The efforts I have outlined in this letter are only a few steps we are all taking to ensure your future. Quietly some alumni and advocates are working with business leaders and experts to develop a comprehensive plan to protect the university’s valuable legacy. Proponents of HBCUs realize that if the nation’s oldest institution of higher learning closes several schools could follow over the next few years.
Closing your doors is not an acceptable alternative to watching you flourish for the next generation of scholars. Honestly, I couldn’t cope if your gates were permanently closed and my past was slowly blown away. While I believe in your future, I’m not an idealist. Changing the university’s current trajectory will require difficult choices. I hope that Cheyney can survive and thrive like HBCUs including Paul Quinn College in Texas. However, the institution needs a permanent leader with a bold vision and support from stakeholders. The university’s future cannot be made in closed door sessions without input from alumni with a vested interest in the path forward.
While I realize the conversation is frightening. It’s important you understand we won’t give up on your future and promise. Thousands of students have walked your hallowed halls and benefited from immense support from the Cheyney family. You are a crown jewel that has to be protected at all costs. I hope that after reading this letter you feel reinvigorated. Hold your head high and let’s work together to address every issue. I look forward to visiting soon.
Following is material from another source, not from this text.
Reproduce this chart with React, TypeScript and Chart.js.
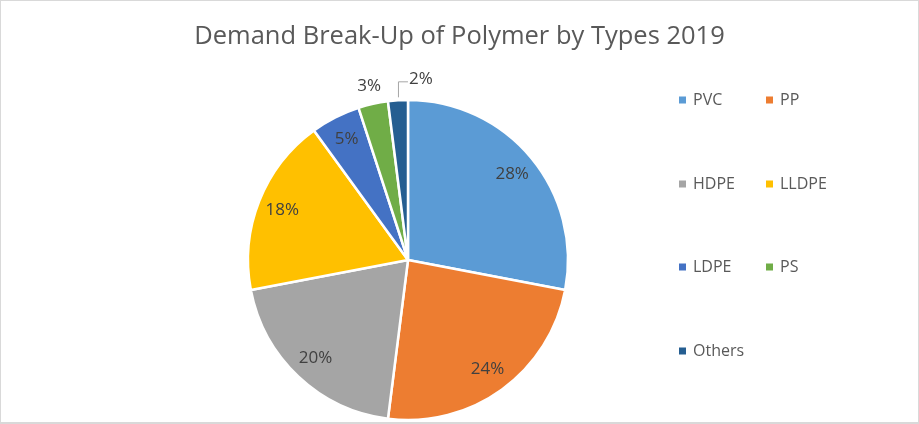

Dr. Larry J. Walker, Class of 1996
Dee Brandon says
This is a beautifully written letter that could be addressed to any struggling HBCU.
Kenneth Miller says
I applaud the efforts of the writer of this letter and I hope something be done to save Cheyney and all other HBCU’s that may be going through tough times. My mother is an proud alumnae of Cheyney State College and I as well am an alumnus of a HBCU, Hampton University Class of 1992!!!